At the end of the nineteenth century part of the protection wall was destroyed and its stones used to build the sustaining wall of the eastern terrace, the rest of the wall was levelled and the front terrace cleared of all the old remaining partly-ruined buildings. 

The Messilhac family

The history of Messilhac is closely linked with the history of the family who occupied the castle. The most illustrious period was the sixteenth century with Jean de Montamat and Captain Raymond Chapt de Rastinhac, third husband of Marguerite de Saunhac, the only daughter of Jacquette de Montamat (she was the daughter of Jean de Montamat and Marguerite de Beauclair) and Guy de Saunhac, a nobleman from Rouergue

Marguerite, known as the Lady of Messilhac, married successively François du Port in 1566, Charles de Barbesières in 1574 and finally Raymond Chapt de Rastinhac in 1579.

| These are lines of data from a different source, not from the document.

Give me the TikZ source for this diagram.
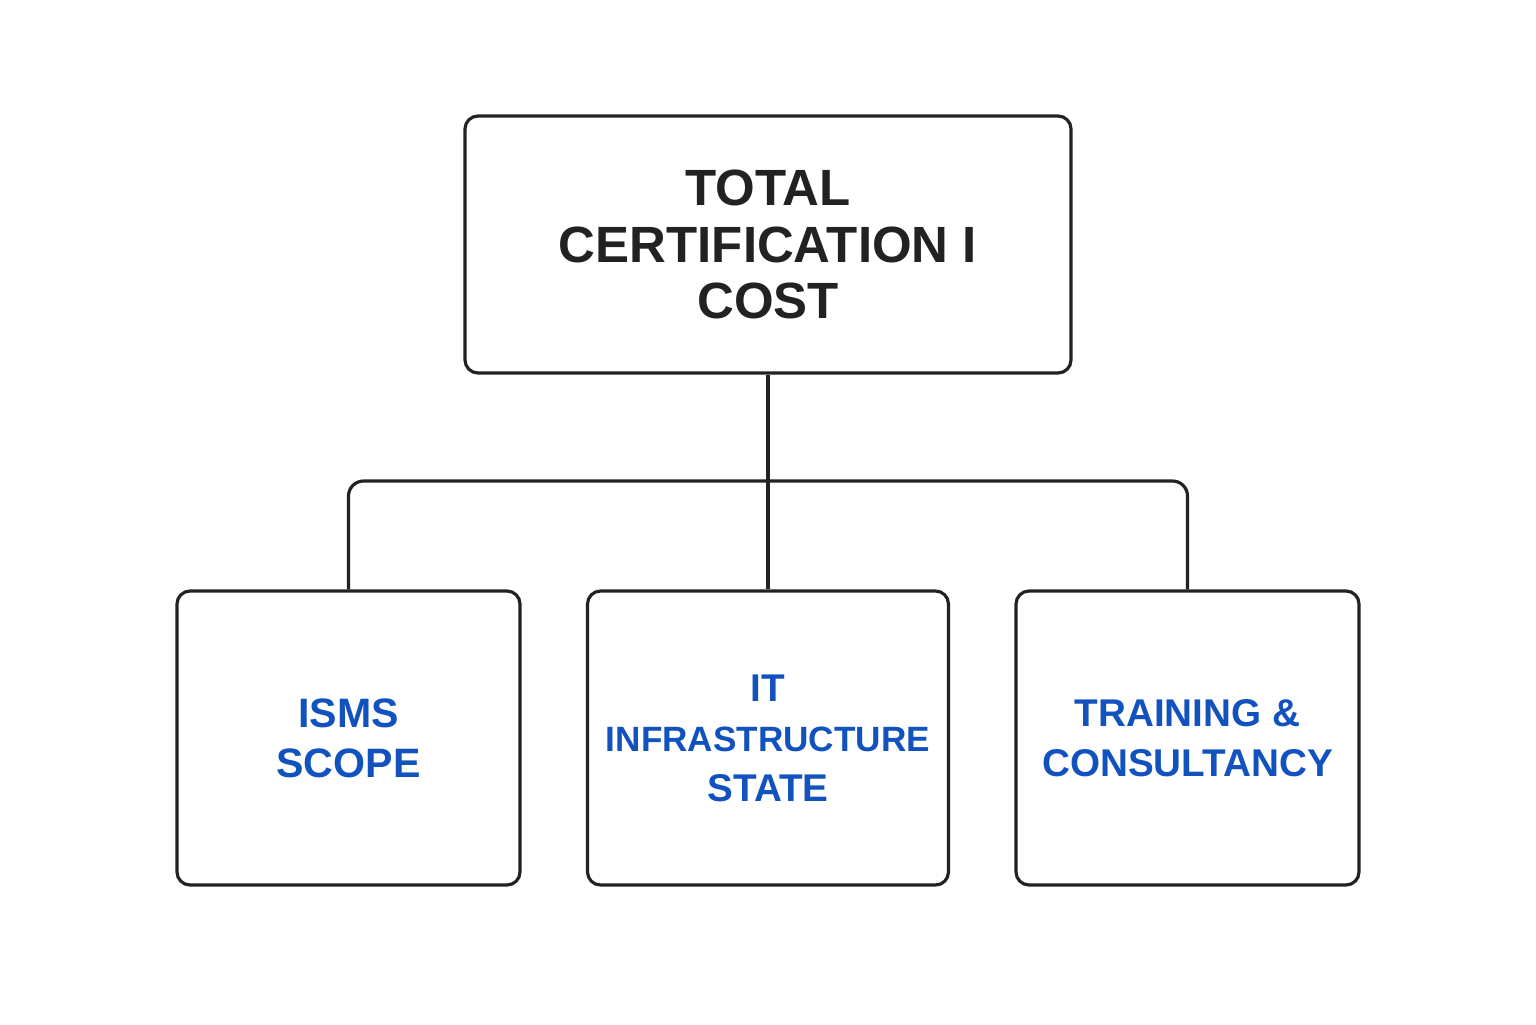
\documentclass[tikz,border=0pt]{standalone}
\usepackage{fontspec}
\setmainfont{Liberation Sans}
\definecolor{ink}{HTML}{222222}
\definecolor{factorblue}{HTML}{1252BE}
\begin{document}
\begin{tikzpicture}
	[	box/.style={rectangle,draw=ink,line width=0.9pt,rounded corners=0.13cm,minimum width=6.06cm,minimum height=2.57cm,align=center,text=ink,font=\bfseries\fontsize{14.5}{16.2}\selectfont},
	factor/.style={box,minimum width=3.43cm,minimum height=2.94cm,text=factorblue,font=\bfseries\fontsize{11}{14.2}\selectfont},
	link/.style={draw=ink,line width=0.9pt}
	]
	\fill[white] (0,0) rectangle (15.36,10.24);
	\useasboundingbox (0,0) rectangle (15.36,10.24);
	\node[box] (total) at (7.68,7.795){TOTAL\\CERTIFICATION I\\COST};

	\node[factor,font=\bfseries\fontsize{11.7}{14.2}\selectfont] (isms) at (3.485,2.86){ISMS\\SCOPE};
	\node[factor,minimum width=3.61cm] (infra) at (7.68,2.86){IT\\{\fontsize{10}{14.2}\selectfont INFRASTRUCTURE}\\STATE};
	\node[factor] (training) at (11.875,2.86){TRAINING \&\\CONSULTANCY};

\coordinate (bus) at (7.68,5.43);
	\draw[link] (total.south) -- (infra.north);
	\draw[link,rounded corners=0.15cm] (isms.north) |- (bus) -| (training.north);
\end{tikzpicture}
\end{document}
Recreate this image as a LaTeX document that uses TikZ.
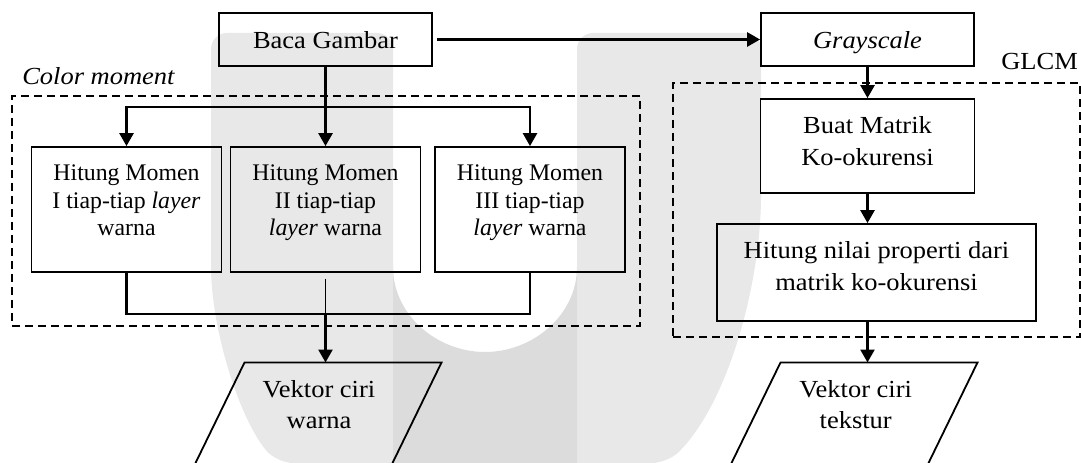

Jean de Montamat was responsible of the renovations and embellishments already mentioned. When Carladez was directly linked to the French crown in 1531, he rendered homage to the King François I in 1538. The Lord of Messilhac's authority then covered twenty four parishes in Auvergne and Rouergue and he owned three large estates: Courbelimagne, la Borie Grande and Pleaux.

Marguerite de Rastignac lived 71 years from 1550 to 1621. She ruled Messilhac and the surrounding area for over 20 years supported by the local aristocracy. Her husband, a faithful supporter of King Henri III and leader of the royalist party in Haute Auvergne, fought against the Huguenots. He was Governor of Haute Auvergne until his death at the Battle of La Fère in 1595. Marguerite de Valois (known as Reine Margot, first wife of King Henri IV) was often a guest at the castle when she stayed several months in the neighbouring citadel of Carlat in 1585.

Messilhac was handed down to the heirs of the family, who unfortunately were obliged to sell a large part of their inheritance. Fortunately for us, their financial position meant that Messilhac was spared from the architectural transformations that many French castles suffered during the nineteenth century and it remains a unique and authentic Renaissance building.